There is a common misconception that after Mary Shelley, the science fiction and fantasy genres were completely dominated by men until relatively recently. But this is patently false. Women have been writing horror, science fiction, speculative fiction, surrealism, and fantasy since the earliest days of strange tales, and they’ve been doing it throughout the genre’s existence.
Luckily, some enterprising editors have refused to let the misconceptions stand. Some have brought together collections of these earlier stories, stories that might be lesser known, that went out of print, or that just need a new, modern spotlight. Others highlighted the enterprising women of the genre, or paid tribute to its pioneers, or brought together the earliest tales we have that featured women. The tales featured in these anthologies of early speculative fiction are queer, imaginative, and daring. These collections highlight women’s early contributions to the genres we know and love.
The Future is Female! 25 Classic Science Fiction Stories by Women, from Pulp Pioneers to Ursula K. Le Guin, edited by Lisa Yaszek
Yaszek has filled a huge gap with this collection of 25 stories that span from the 1920s to 1960s.

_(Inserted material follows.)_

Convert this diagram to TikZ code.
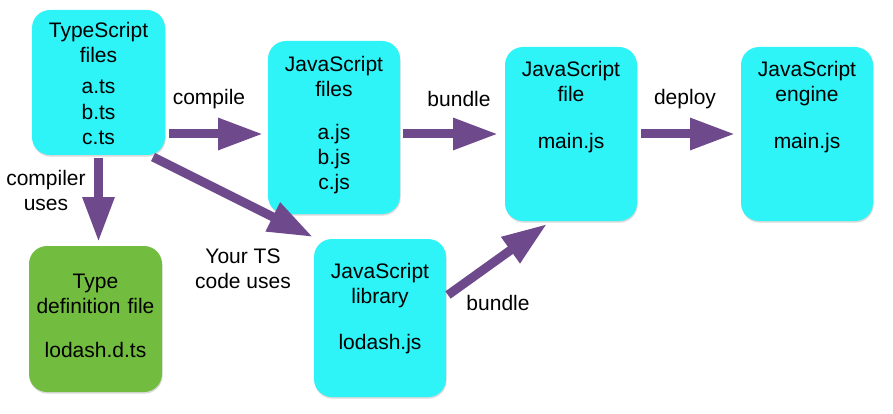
\documentclass[tikz,border=0pt]{standalone}
\usepackage{fontspec}
\setmainfont{Liberation Sans}
\usepackage{tikz}
\usetikzlibrary{arrows.meta,shadows}
\definecolor{boxcyan}{RGB}{46,244,248}
\definecolor{defgreen}{RGB}{114,189,64}
\definecolor{arrowpurple}{RGB}{110,74,140}
\tikzset{
    file box/.style={fill=boxcyan,rounded corners=18pt,inner sep=0pt,outer sep=0pt,
        text width=#1,align=center,anchor=north west,
        drop shadow={shadow xshift=.6pt,shadow yshift=-1.6pt,opacity=.3}},
    file box/.default=132pt,
    fat arrow/.style={-{Triangle[length=45pt,width=30pt]},line width=9pt,draw=arrowpurple},
}
\tikzstyle{every node}=[font=\fontsize{21pt}{25pt}\selectfont]

\begin{document}
\begin{tikzpicture}[x=1pt,y=-1pt]
        \useasboundingbox (0,0) rectangle (893,414);
        \node[file box=133pt, text height=28pt, text depth=117pt] (ts) at (32,10)
            {TypeScript\\files\\[6pt]a.ts\\[1pt]b.ts\\c.ts};
        \node[file box, text height=31pt, text depth=142pt] (jsf) at (268,41)
            {JavaScript\\files\\[18pt]a.js\\b.js\\c.js};
        \node[file box, text height=30pt, text depth=144pt] (main) at (505,47)
            {JavaScript\\file\\[22pt]main.js};
        \node[file box, text height=30pt, text depth=144pt] (eng) at (741,47)
            {JavaScript\\engine\\[22pt]main.js};
        \node[file box=133pt, fill=defgreen, text height=42pt, text depth=104pt] (def) at (29,246)
            {Type\\definition file\\[19pt]lodash.d.ts};
        \node[file box, text height=39pt, text depth=119pt] (lib) at (314,239)
            {JavaScript\\library\\[21pt]lodash.js};
        % arrows between the boxes
        \draw[fat arrow] ([xshift=4pt]ts.east |- main.center) -- ([xshift=-5pt]jsf.west |- main.center);
        \draw[fat arrow] ([xshift=3pt]jsf.east |- main.center) -- ([xshift=-7pt]main.west);
        \draw[fat arrow] ([xshift=4pt]main.east) -- ([xshift=-6pt]eng.west);
        \draw[fat arrow] ([yshift=-3pt]ts.south) -- ([yshift=4pt]ts.south |- def.north);
        \draw[fat arrow] ([shift={(-12pt,-2pt)}]ts.south east) -- ([shift={(-1pt,2pt)}]lib.north west);
        \draw[fat arrow] ([shift={(2pt,23pt)}]lib.east) -- ([shift={(-24pt,-3pt)}]main.south);
        % arrow labels
        \node (compilelbl) at (209,99) {compile};
        \node (bundlelbl) at (459,99) {bundle};
        \node (deploylbl) at (685,99) {deploy};
        \node[align=center] (useslbl) at (46,190.5) {compiler\\uses};
        \node[align=center] (codelbl) at (243,269) {Your TS\\code uses};
        \node (libbundlelbl) at (498,303) {bundle};
    \end{tikzpicture}
\end{document}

Yaszek’s intro is brilliant, summing up science fiction’s eras and how women contributed throughout. These stories are fantastic throughout—”The Miracle of the Lily” (1928) by Claire Winger Harris addresses how food shortages could be disastrous; “Baby, You Were Great” (1967) by Kate Wilhelm is a horrifying story about media consumption, voyeurism, and media violence; “In Hiding” (1948) by Wilmar H. Shiras was a formative influence for the X-Men universe; and “The Black God’s Kiss” (1934) by C.L. Moore is a dark, eldritch horror revenge tale. This is a must read.
Weird Women: Classic Supernatural Fiction by Groundbreaking Female Writers, 1852–1923 edited by Leslie S. Klinger and Lisa Morton
Did you know that Louisa May Alcott and Frances Hodgson Burnett wrote horror tales? Klinger and Morton have gathered stories of early female writers, some remembered, others relatively forgotten, to show how they pioneered many aspects of the genres we know today as they worked to support families on their writing. Many of the tales are ghostly and dark as they touch on the cruel realities of womanhood and motherhood; many of the tales have rich queer subtext; and in the midst of all of it, mad scientists, curses, werewolves, demons, and mummies are waiting in the shadows.
Monster, She Wrote: The Women Who Pioneered Horror and Speculative Fiction by Lisa Kröger and Melanie R. Anderson
This book left me with a reading list of 30 plus books that I needed to check out as soon as I could. Kröger and Anderson not only dig into the history of the women of these genres, but dig deep, really highlighting the lesser known authors and queer women who contributed to dark, strange tales over the decades (did you know Daphne du Maurier was queer? I didn’t, before this book!). If you want to head back into the history of these genres, to expand your horizons to the earlier authors, this book is a fantastic way to start.
Octavia’s Brood: Science Fiction Stories from Social Justice Movements edited by Walidah Imarisha and adrienne maree brown
This collection of fiction, in which writers use the genre of radical speculative fiction to envision social change and outlooks for the future, is rooted in the science fiction of a pioneer of the genre, Octavia Butler, author of The Parable of the Sower among many others. The anthology pays immense tribute to the writers who have always used the genres of speculative fiction to reimagine and reshape the world around us, to imagine the possibilities of different futures for the human race.
Dark Matter: A Century of Speculative Fiction From the African Diaspora edited by Sheree Renée Thomas
This superb collection, which won the 2001 and 2005 World Fantasy Award for Best Anthology, highlights collected works by some of the best African American writers in the SFF genres. From Nalo Hopkinson to Tananarive Due to Octavia Butler and more, this collection introduces the sheer scope of African American contributions to the speculative fiction genre to readers who may not know many of these authors. Thomas’s collection highlights the stories of women of color who have been writing speculative fiction for a century.
This book is my Bible. Angela Carter, fantasy legend in her own right, gathered these folk and fairy tales from around the globe. It is a diverse collection that features stories specifically focused on women—wicked, naive, strong, cunning, magical, and everything in between. I’m a lover of fairy tales, and yet I’d read few of these before picking up Carter’s 500-page tome. From an Inuit woman who becomes a man to marry her daughter-in-law to a young woman who plays pranks on a man and his brothers, these stories are all about women in their many forms, gathered from folk and fairytales from around the globe. While it may seem like a strange addition to this list, I included it for a reason: this book of fairytales reminds us that women have always been central to the creation, telling, and narratives of fantastic stories.